Raising Raffi by Keith Gessen

Novelist and translator Keith Gessen ditches the idea of universal experience for something much more personal in this memoir on fatherhood

Book Review by Louis Cammell | 29 Nov 2022
  • Raising Raffi by Keith Gessen
Book title: Raising Raffi
Author: Keith Gessen

Keith Gessen’s collection of essays has the light, conversational tone of a chat with an old friend as they reflect on five years of parenthood. And while Raising Raffi would still have lots going for it without having accidentally captured the madness of 2020-22, this certainly lends the book additional weight. 

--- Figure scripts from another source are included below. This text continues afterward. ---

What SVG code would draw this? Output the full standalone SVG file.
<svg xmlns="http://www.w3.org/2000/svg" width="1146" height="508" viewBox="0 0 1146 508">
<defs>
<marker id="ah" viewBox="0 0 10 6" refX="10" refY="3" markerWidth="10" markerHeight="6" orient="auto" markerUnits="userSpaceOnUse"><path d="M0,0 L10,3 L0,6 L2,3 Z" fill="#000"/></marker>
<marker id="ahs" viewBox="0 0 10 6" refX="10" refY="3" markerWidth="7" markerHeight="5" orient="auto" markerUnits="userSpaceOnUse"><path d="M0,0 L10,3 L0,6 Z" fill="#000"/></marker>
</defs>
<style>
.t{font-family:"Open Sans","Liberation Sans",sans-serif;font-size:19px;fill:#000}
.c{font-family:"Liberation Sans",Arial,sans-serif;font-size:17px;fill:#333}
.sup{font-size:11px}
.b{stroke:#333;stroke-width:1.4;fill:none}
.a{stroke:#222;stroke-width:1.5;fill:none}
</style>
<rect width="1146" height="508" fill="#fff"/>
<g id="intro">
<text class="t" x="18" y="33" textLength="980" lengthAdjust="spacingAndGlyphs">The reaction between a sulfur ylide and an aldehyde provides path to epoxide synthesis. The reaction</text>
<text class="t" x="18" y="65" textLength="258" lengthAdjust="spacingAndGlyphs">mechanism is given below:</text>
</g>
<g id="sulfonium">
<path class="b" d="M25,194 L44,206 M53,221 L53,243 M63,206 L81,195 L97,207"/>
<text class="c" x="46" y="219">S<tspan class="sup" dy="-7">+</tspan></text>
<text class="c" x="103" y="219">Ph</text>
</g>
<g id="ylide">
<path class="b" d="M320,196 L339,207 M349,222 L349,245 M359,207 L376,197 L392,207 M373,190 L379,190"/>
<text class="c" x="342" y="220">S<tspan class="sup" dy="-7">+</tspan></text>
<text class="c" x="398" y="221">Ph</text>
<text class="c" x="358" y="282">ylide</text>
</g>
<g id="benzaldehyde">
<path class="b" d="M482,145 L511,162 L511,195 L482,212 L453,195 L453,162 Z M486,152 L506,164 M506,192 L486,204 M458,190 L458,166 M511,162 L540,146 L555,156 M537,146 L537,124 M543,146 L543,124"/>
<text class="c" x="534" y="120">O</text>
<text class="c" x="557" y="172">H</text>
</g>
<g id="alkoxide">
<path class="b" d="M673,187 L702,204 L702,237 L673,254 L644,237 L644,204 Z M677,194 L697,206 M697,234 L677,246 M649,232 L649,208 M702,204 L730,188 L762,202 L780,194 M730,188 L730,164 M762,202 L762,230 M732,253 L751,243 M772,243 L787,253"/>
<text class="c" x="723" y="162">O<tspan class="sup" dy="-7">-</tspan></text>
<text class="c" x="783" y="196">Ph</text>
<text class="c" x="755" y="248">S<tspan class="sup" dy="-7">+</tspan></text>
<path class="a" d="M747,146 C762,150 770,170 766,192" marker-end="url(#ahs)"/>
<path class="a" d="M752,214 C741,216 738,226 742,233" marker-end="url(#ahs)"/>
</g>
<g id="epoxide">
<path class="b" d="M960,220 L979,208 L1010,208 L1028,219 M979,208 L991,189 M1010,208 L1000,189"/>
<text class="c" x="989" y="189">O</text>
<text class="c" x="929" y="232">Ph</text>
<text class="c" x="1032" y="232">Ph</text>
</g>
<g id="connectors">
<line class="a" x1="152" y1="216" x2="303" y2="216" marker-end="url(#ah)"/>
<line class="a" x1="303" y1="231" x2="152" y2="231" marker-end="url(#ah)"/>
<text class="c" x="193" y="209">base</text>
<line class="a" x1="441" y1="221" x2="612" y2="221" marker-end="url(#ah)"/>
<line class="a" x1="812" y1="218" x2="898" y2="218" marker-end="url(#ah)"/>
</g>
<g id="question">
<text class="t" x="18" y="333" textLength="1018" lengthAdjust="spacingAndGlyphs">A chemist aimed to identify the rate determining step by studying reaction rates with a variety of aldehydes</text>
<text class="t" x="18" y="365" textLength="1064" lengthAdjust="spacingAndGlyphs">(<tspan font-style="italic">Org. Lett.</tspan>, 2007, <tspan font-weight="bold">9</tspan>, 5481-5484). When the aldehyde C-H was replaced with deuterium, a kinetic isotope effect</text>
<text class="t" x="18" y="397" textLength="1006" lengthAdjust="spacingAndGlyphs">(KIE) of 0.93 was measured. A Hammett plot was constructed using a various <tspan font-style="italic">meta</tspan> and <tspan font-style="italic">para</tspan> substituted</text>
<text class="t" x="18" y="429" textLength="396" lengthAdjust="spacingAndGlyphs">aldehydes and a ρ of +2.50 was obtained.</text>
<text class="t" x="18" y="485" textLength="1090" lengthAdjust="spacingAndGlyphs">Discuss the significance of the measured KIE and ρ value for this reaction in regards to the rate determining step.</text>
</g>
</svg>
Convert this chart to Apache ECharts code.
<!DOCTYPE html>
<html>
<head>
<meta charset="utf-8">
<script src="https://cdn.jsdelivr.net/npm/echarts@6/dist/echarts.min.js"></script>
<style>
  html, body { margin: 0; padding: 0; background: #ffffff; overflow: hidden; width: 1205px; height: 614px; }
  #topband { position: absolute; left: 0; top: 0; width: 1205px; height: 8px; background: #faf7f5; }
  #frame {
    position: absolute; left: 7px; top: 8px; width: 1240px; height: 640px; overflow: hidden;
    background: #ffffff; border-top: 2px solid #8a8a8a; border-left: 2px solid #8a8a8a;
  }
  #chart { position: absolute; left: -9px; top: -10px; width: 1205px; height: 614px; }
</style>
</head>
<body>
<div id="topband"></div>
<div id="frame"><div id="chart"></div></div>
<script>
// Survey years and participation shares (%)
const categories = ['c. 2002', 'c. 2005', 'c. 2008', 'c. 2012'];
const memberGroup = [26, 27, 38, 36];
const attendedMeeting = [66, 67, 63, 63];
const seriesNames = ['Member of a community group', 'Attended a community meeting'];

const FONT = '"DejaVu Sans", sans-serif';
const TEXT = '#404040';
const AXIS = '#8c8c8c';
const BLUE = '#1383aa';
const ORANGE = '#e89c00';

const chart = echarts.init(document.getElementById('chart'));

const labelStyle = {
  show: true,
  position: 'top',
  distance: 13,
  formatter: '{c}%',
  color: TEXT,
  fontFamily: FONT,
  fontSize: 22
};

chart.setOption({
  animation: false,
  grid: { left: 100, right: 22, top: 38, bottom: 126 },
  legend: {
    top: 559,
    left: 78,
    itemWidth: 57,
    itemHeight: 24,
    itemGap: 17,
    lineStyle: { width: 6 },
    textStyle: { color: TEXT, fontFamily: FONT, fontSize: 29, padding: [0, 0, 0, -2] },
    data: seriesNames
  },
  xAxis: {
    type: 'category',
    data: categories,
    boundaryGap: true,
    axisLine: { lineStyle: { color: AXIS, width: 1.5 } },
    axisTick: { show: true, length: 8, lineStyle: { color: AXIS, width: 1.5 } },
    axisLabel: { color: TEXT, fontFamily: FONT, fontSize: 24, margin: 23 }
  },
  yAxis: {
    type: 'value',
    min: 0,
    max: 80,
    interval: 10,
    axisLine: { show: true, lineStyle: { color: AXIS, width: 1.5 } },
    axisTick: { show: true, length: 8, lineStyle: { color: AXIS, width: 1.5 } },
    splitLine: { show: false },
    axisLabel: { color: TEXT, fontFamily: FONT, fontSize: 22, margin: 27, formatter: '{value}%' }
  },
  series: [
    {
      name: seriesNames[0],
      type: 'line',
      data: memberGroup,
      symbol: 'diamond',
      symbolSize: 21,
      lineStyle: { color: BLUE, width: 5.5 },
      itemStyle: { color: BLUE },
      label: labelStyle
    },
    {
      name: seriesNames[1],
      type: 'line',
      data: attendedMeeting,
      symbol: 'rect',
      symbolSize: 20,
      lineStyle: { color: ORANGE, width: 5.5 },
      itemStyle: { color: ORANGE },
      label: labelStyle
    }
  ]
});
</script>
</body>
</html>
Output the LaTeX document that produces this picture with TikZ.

Gessen left Soviet-era Russia for the US at age six, and the difference between his and his son’s cultural starting-points is central to many of his preoccupations. These include: parenting books that offer a one-size-fits-all approach (spoiler: one size does not fit all); bedtime stories around the world; the US school system, for all its strengths and weaknesses; and a bilingual upbringing. 

A funny and disarmingly sweet book, Raising Raffi is written with the discipline of a committed reader who has found refuge in reading amidst the trials of parenthood, a global pandemic and the outbreak of war. Gessen illustrates and backs up all of his points with academic precision, practically giving the reader an abridged literature review every time he wants to broach a subject. Basically, he’s done all of the reading so you don’t have to. 

This is a piece of life writing that is part memoir, part meditation and part self-help guide by way of literary criticism. It’s a curated guide of what the common wisdom may be, and why it might actually be no help at all.